Русь всегда - ВСЕГДА! - дышала древней Верой, обрядами Родных Богов. Да не прервутся обряды. Да будут милостивы к земле моей, к роду Русскому родные Боги.

Да будет так.

И да живет в памяти потомков дело тех, кто хранил эти обряды и имена Богов века чужебесия. Тех, о ком я написал эту книгу.

БЛАГОДАРЮ:

Игоря Яковлевича Фроянова, историка и патриота, без находок которого не было бы этой книги.

Петра Михайловича Хомякова - за идею про роль Византии.

Егора Харина, пономаря Троицкого собора г. Ижевска - его помощь была весьма полезна.

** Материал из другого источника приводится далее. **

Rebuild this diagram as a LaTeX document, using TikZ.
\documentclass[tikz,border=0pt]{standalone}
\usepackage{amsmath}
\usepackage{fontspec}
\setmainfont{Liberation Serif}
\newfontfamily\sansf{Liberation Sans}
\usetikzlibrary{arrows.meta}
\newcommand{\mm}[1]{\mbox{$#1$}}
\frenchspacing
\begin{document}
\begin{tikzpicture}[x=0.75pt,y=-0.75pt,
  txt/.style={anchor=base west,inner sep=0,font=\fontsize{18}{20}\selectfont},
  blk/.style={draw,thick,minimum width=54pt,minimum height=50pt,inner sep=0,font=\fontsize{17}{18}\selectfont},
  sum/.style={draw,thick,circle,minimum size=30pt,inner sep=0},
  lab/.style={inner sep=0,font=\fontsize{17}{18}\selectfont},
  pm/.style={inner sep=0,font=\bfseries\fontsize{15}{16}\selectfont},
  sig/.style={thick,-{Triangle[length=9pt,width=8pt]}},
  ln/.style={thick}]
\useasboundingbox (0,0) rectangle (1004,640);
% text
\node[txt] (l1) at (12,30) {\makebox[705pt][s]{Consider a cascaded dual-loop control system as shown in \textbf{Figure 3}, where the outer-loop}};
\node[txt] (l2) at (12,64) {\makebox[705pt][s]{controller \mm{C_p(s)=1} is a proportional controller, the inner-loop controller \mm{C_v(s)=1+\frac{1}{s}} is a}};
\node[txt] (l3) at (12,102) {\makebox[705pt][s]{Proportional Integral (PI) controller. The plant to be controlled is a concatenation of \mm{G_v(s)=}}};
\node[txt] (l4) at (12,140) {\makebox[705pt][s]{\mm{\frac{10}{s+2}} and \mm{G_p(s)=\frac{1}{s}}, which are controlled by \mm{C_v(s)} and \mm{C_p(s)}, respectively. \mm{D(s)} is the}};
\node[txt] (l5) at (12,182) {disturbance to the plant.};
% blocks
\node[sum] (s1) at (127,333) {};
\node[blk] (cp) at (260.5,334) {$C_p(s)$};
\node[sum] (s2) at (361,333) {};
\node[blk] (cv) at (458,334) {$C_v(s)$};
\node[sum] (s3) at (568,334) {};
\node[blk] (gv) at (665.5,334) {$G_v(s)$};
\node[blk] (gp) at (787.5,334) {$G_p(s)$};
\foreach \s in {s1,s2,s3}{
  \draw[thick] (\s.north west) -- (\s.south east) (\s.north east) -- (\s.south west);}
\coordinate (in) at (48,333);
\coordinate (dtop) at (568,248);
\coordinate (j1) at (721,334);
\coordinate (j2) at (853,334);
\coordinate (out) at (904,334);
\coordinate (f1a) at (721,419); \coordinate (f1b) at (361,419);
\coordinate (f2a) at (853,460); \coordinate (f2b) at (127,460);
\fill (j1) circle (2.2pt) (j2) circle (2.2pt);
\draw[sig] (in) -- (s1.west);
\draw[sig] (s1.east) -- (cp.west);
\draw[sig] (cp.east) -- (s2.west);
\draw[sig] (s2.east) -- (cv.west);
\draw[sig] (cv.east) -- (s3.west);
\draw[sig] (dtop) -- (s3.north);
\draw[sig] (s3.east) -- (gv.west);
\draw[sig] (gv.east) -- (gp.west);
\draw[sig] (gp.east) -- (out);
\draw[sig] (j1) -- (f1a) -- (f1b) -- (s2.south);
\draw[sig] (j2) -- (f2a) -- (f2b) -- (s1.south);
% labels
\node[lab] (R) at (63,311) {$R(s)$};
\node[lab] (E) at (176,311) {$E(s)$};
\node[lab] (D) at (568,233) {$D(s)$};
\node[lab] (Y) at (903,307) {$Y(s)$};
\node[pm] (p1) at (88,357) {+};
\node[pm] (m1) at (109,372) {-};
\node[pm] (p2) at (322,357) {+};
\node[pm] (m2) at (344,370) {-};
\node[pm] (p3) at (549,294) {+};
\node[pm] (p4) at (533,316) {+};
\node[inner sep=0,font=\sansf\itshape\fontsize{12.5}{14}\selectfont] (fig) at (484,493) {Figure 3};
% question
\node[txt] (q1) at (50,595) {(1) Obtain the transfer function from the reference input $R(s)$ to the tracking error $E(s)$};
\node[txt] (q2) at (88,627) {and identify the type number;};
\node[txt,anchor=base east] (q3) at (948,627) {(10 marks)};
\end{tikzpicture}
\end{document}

Читателей - за внимание к книге.

Примечания:

Для сравнения - знаменитое сочинение черноризца Храбра известно в пяти списках. При этом лишь в двух, Московском и Чудовском, сказано, что "преже убо словене не имеху письмен… поганы суще", а в трёх - Савинском, Лаврентьевском и Хилендарском - в большинстве! - сказано "не имели книг". Разница, согласитесь, значительная. А теперь угадайте, какие списки цитируют наши историки? Совершенно верно, читатель, те два списка, где славяне изображены не знавшими не только книг, но и письменности.

Сами уж считайте, читатель, сколько между этими способами было христианских - только предварительно вспомните слова Ярослава Владимировича, обращенные к суздальским волхвам. Засуху посылает господь, дело же человека - смиряться и молиться - вот истинно христианский подход.